A new planning tool developed by SRUC in partnership with Teagasc and University of Reading replaces previous IPM plans which were largely static tick lists and now lets you score your IPM practices.  The plan uses farmer derived metrics to value the how important different interventions, such as rotations or varieties, are in reducing pest and disease risk.  So this new plan is not some ivory tower notion of what works on farms.  Even this early part of building the IPM tool gave some interesting pointers to the sustainable thinking of growers, so for example preventative measures such as rotations were the interventions judged most useful by growers.  Pleasingly in early prototype runs with more than 200 growers, Scotland scores quite highly so there is a positive message already for our industry that we are not starting from zero with IPM.

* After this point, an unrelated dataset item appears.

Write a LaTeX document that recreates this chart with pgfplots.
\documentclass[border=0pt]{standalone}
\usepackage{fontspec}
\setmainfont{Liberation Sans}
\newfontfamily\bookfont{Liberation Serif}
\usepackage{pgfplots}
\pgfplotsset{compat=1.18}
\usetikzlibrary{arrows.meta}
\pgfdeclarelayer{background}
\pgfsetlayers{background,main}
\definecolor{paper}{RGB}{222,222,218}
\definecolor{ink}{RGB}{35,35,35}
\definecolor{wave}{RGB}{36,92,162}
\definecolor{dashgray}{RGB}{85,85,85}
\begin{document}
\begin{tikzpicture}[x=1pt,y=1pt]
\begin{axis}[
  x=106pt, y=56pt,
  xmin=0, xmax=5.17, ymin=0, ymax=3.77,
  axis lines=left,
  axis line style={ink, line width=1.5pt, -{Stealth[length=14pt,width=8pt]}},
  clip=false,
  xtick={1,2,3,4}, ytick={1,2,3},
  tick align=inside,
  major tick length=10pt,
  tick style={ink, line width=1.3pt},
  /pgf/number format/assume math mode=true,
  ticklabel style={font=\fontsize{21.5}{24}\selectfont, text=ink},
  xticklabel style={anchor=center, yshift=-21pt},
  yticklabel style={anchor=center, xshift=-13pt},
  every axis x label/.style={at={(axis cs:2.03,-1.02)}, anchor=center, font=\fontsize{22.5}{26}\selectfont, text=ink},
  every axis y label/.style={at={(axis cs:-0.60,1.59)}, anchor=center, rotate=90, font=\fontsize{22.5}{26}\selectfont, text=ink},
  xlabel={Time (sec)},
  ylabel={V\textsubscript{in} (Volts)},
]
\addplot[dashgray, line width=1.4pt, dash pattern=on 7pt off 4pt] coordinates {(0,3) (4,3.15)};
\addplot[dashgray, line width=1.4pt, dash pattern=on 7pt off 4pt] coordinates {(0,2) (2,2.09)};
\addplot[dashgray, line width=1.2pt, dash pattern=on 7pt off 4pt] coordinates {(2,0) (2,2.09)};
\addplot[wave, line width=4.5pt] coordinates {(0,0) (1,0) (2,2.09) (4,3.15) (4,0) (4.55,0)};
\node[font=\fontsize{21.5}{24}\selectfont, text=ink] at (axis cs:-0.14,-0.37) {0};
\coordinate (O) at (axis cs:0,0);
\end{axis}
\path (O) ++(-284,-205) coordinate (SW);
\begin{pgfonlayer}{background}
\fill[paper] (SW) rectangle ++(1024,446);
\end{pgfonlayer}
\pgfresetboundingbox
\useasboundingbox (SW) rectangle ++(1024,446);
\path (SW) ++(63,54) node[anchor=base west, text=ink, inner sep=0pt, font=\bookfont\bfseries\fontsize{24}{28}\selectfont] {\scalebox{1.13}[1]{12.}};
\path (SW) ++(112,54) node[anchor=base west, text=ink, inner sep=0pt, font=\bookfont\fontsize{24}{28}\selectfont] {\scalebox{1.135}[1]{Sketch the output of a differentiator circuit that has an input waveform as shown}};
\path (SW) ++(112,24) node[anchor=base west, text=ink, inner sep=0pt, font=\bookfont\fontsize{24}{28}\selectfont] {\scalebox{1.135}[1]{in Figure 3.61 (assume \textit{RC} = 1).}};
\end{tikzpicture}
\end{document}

The new tools has been picked up by the Scottish and English Vis and by quality assurance schemes Scottish Quality Crops Ltd and Red Tractor.  It now replaces the older plans. The Scottish Plan is hosted on Scotland’s Plant Health Centre’s website.  The information entered is for your own use and the print out will help demonstrate to auditors that you have completed a plan.  The data is securely held and will not be used to identify individuals.  It really is a tool to let you baseline your farm and adopt the practices that make the biggest difference to reducing pest weed and disease burdens and hence reliance on pesticides.  IPM is often wrongly described as the biological alternatives to conventional pesticides but this completely misses the point.  The careful use of pesticides where needed and then applied at doses and in ways that reduce their impact are key features, as is the fact that after application you review their effect and adjust future spray plans accordingly.  There are so many wins in that efficient and targeted approach.

Feedback is that it takes about 20 minutes to complete the plan and print off or save a copy.